One dream about my ex-husband, who had found my LJ, read it, and was (understandably) more than a little pissed at me. He had made a glossy brochure which illustrated the many ways our astrological dynamics were utterly out of synch and left it for me to read, but I hadn't seen it, and/or hadn't realized what it was and so had neither read it nor acknowledged it, which had made him even madder.

At least two dreams about Wolfling waking up, then waking me up, and both of us being so out of synch with our needs that we both ended up upset to the point of tears.

One dream in which the Spanish-speaking painting crew (who have been working around the complex for about a month in real-life) not only woke me by painting outside my bedroom, but then came into my bedroom and then started to stroll through the apartment intent on working on other projects, oblivious to my protests. I finally got one to speak directly to me, but the conversation was very difficult because he didn't speak much English, nor I much Spanish. (Having a bilingual dream was weird!) He finally got the message that no one had told me they would be working inside, we'd had no way to prepare, and that they had to leave immediately.

What finally, truly woke me up was the clatter of an actual ladder against the wall outside my bedroom and cheerful voices conversing in Spanish.

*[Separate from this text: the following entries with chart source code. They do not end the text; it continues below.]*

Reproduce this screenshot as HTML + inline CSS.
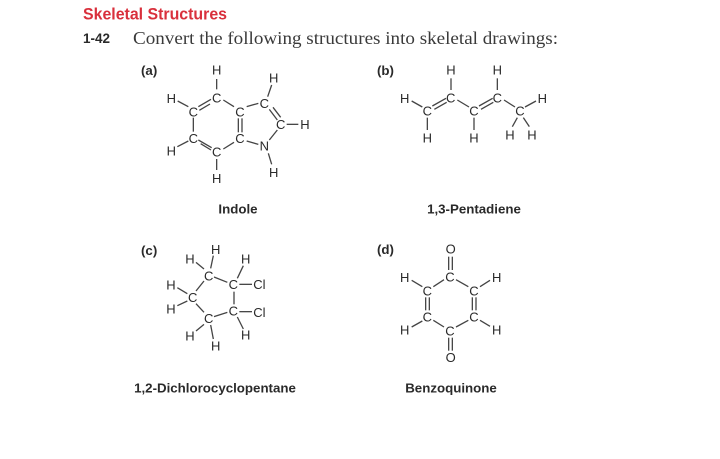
<!DOCTYPE html>
<html>
<head>
<meta charset="utf-8">
<style>
html,body{margin:0;padding:0;background:#fff;width:720px;height:459px;overflow:hidden}
svg{display:block}
.blur{filter:blur(.35px)}
.b line{stroke:#444;stroke-width:3.9;stroke-linecap:butt}
.a text{font-family:"Liberation Sans",sans-serif;font-size:39px;fill:#2a2a2a;text-anchor:middle}
.lab{font-family:"Liberation Sans",sans-serif;font-weight:bold;font-size:13.3px;fill:#2a2a2a}
</style>
</head>
<body>
<svg width="720" height="459" viewBox="0 0 720 459" xmlns="http://www.w3.org/2000/svg">
<rect width="720" height="459" fill="#fff"/>
<g class="blur">
<text x="83" y="19.5" font-family="Liberation Sans, sans-serif" font-weight="bold" font-size="16.5" fill="#d9303c" textLength="144" lengthAdjust="spacingAndGlyphs">Skeletal Structures</text>
<text x="83" y="43" font-family="Liberation Sans, sans-serif" font-weight="bold" font-size="14" fill="#2a2a2a" textLength="27" lengthAdjust="spacingAndGlyphs">1-42</text>
<text x="133" y="44" font-family="Liberation Serif, serif" font-size="18" fill="#3a3a3a" textLength="425" lengthAdjust="spacingAndGlyphs">Convert the following structures into skeletal drawings:</text>

<text class="lab" x="141" y="75">(a)</text>
<text class="lab" x="377" y="75">(b)</text>
<text class="lab" x="141" y="255">(c)</text>
<text class="lab" x="377" y="254">(d)</text>

<text class="lab" x="238" y="213.5" text-anchor="middle">Indole</text>
<text class="lab" x="474" y="213.5" text-anchor="middle">1,3-Pentadiene</text>
<text class="lab" x="215" y="392.5" text-anchor="middle">1,2-Dichlorocyclopentane</text>
<text class="lab" x="451" y="392.5" text-anchor="middle">Benzoquinone</text>

<!-- (a) Indole -->
<g transform="translate(130,55) scale(.33333)">
<g class="b">
<line x1="260" y1="72" x2="260" y2="103"/>
<line x1="143" y1="138" x2="175" y2="155"/>
<line x1="205" y1="155" x2="243" y2="133"/>
<line x1="208" y1="166" x2="240" y2="147"/>
<line x1="190" y1="188" x2="190" y2="230"/>
<line x1="205" y1="255" x2="245" y2="278"/>
<line x1="212" y1="266" x2="243" y2="285"/>
<line x1="142" y1="275" x2="175" y2="258"/>
<line x1="260" y1="312" x2="260" y2="345"/>
<line x1="280" y1="282" x2="312" y2="262"/>
<line x1="325" y1="190" x2="325" y2="232"/>
<line x1="336" y1="190" x2="336" y2="232"/>
<line x1="280" y1="135" x2="312" y2="155"/>
<line x1="350" y1="155" x2="385" y2="145"/>
<line x1="413" y1="125" x2="425" y2="90"/>
<line x1="418" y1="163" x2="442" y2="195"/>
<line x1="429" y1="157" x2="452" y2="187"/>
<line x1="470" y1="208" x2="505" y2="208"/>
<line x1="442" y1="225" x2="418" y2="255"/>
<line x1="350" y1="258" x2="385" y2="268"/>
<line x1="415" y1="295" x2="425" y2="328"/>
</g>
<g class="a">
<text x="260" y="142">C</text><text x="190" y="184">C</text><text x="190" y="264">C</text><text x="260" y="304">C</text>
<text x="330" y="184">C</text><text x="330" y="264">C</text><text x="403" y="159">C</text><text x="452" y="222">C</text><text x="403" y="286">N</text>
<text x="260" y="59">H</text><text x="124" y="144">H</text><text x="124" y="301">H</text><text x="260" y="384">H</text>
<text x="431" y="82">H</text><text x="525" y="222">H</text><text x="431" y="366">H</text>
</g>
</g>

<!-- (b) 1,3-Pentadiene -->
<g transform="translate(370,55) scale(.33333)">
<g class="b">
<line x1="125" y1="138" x2="157" y2="156"/>
<line x1="172" y1="188" x2="172" y2="225"/>
<line x1="187" y1="153" x2="228" y2="130"/>
<line x1="193" y1="163" x2="230" y2="142"/>
<line x1="243" y1="70" x2="243" y2="105"/>
<line x1="262" y1="135" x2="297" y2="156"/>
<line x1="312" y1="188" x2="312" y2="225"/>
<line x1="327" y1="153" x2="368" y2="130"/>
<line x1="333" y1="163" x2="370" y2="142"/>
<line x1="382" y1="70" x2="382" y2="105"/>
<line x1="402" y1="135" x2="435" y2="156"/>
<line x1="465" y1="156" x2="498" y2="138"/>
<line x1="442" y1="188" x2="427" y2="215"/>
<line x1="460" y1="188" x2="478" y2="215"/>
</g>
<g class="a">
<text x="172" y="182">C</text><text x="242" y="142">C</text><text x="312" y="182">C</text><text x="382" y="142">C</text><text x="450" y="182">C</text>
<text x="104" y="144">H</text><text x="172" y="262">H</text><text x="243" y="59">H</text><text x="312" y="262">H</text><text x="382" y="59">H</text>
<text x="517" y="144">H</text><text x="420" y="254">H</text><text x="486" y="254">H</text>
</g>
</g>

<!-- (c) 1,2-Dichlorocyclopentane -->
<g transform="translate(130,235) scale(.33333)">
<g class="b">
<line x1="242" y1="100" x2="250" y2="62"/>
<line x1="198" y1="82" x2="222" y2="102"/>
<line x1="252" y1="126" x2="292" y2="142"/>
<line x1="322" y1="130" x2="340" y2="92"/>
<line x1="328" y1="148" x2="366" y2="148"/>
<line x1="312" y1="170" x2="312" y2="208"/>
<line x1="328" y1="230" x2="366" y2="230"/>
<line x1="322" y1="246" x2="340" y2="282"/>
<line x1="292" y1="232" x2="252" y2="245"/>
<line x1="198" y1="288" x2="222" y2="268"/>
<line x1="242" y1="270" x2="250" y2="312"/>
<line x1="222" y1="232" x2="198" y2="206"/>
<line x1="198" y1="168" x2="222" y2="138"/>
<line x1="142" y1="158" x2="172" y2="176"/>
<line x1="142" y1="212" x2="172" y2="198"/>
</g>
<g class="a">
<text x="236" y="136">C</text><text x="310" y="162">C</text><text x="310" y="242">C</text><text x="236" y="264">C</text><text x="188" y="201">C</text>
<text x="257" y="57">H</text><text x="180" y="86">H</text><text x="347" y="86">H</text><text x="388" y="162">Cl</text><text x="388" y="246">Cl</text>
<text x="123" y="164">H</text><text x="123" y="236">H</text><text x="347" y="314">H</text><text x="180" y="317">H</text><text x="257" y="347">H</text>
</g>
</g>

<!-- (d) Benzoquinone -->
<g transform="translate(370,235) scale(.33333)">
<g class="b">
<line x1="236" y1="65" x2="236" y2="105"/>
<line x1="247" y1="65" x2="247" y2="105"/>
<line x1="125" y1="136" x2="157" y2="155"/>
<line x1="222" y1="134" x2="190" y2="155"/>
<line x1="258" y1="134" x2="295" y2="155"/>
<line x1="330" y1="155" x2="360" y2="136"/>
<line x1="167" y1="187" x2="167" y2="226"/>
<line x1="178" y1="187" x2="178" y2="226"/>
<line x1="307" y1="187" x2="307" y2="226"/>
<line x1="318" y1="187" x2="318" y2="226"/>
<line x1="125" y1="276" x2="157" y2="258"/>
<line x1="190" y1="256" x2="222" y2="276"/>
<line x1="258" y1="276" x2="295" y2="256"/>
<line x1="330" y1="256" x2="360" y2="274"/>
<line x1="236" y1="308" x2="236" y2="347"/>
<line x1="247" y1="308" x2="247" y2="347"/>
</g>
<g class="a">
<text x="240" y="139">C</text><text x="172" y="182">C</text><text x="172" y="259">C</text><text x="240" y="302">C</text><text x="312" y="182">C</text><text x="312" y="259">C</text>
<text x="242" y="56">O</text><text x="242" y="381">O</text><text x="104" y="141">H</text><text x="104" y="299">H</text><text x="380" y="141">H</text><text x="380" y="299">H</text>
</g>
</g>
</g>
</svg>
</body>
</html>
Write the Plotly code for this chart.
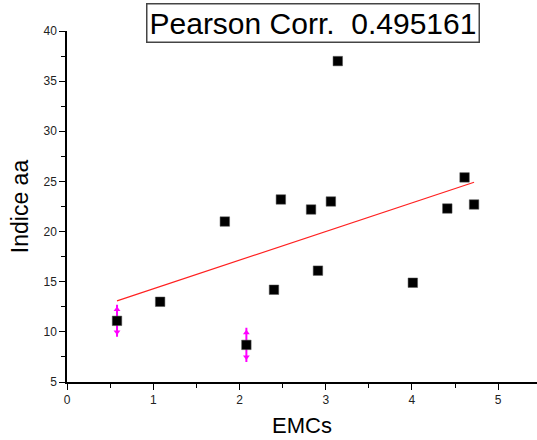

The fact three of these dreams follow very closely on two of the three LJ entries I made earlier today almost makes me wish I hadn't tried to write anything. At the very least my subconscious might have dredged up some pleasantly sexy dream to go with the "Writer's Block: Sexy" entry!

*grump

I seem to still have the headache I did when I first woke up, and I am *not* rested. The painters are continuing to bang ladders and supplies against the walls.

The school clothes shopping expedition scheduled for this morning is going to be pushed back a couple of hours. . .

ETA: Oh, and how could I forget the other dream -- the one about someone trying to mug me in a parking garage! I fought back, but utterly ineffectually. I blame this dream on reading a friend's LJ entry about stalkers around the same time I made my early morning posts today. (I do not blame my friend for writing about stalkers, I hasten to add.)
qos: (Bubblegum Zen)
This morning I had two dreaming hours of angst, conflict, and violation of personal boundaries.

Wolfling had dreams about being a pirate with the Muppets and then having a sword duel with Jack Sparrow. . . while quoting "The Raven."

I love my Wolfling -- and I want her dreams.
qos: (QoP)
I've accepted a through-the-first-of-the-year contract position as an open issue follow-up specialist for a local game company.

The call center is about fifteen minutes away from my house, and it will give me a chance to further develop the skills I that served me in my call quality position at FormerMyCo.

I'm a bit nervous about making the commitment, but since no one has been calling me for job interviews, I consider the risks to be minimal.

I really enjoyed the environment of the call center: geek central. It's a blue jeans work environment too, which is great.

Hopefully it will be both fun and satisfying.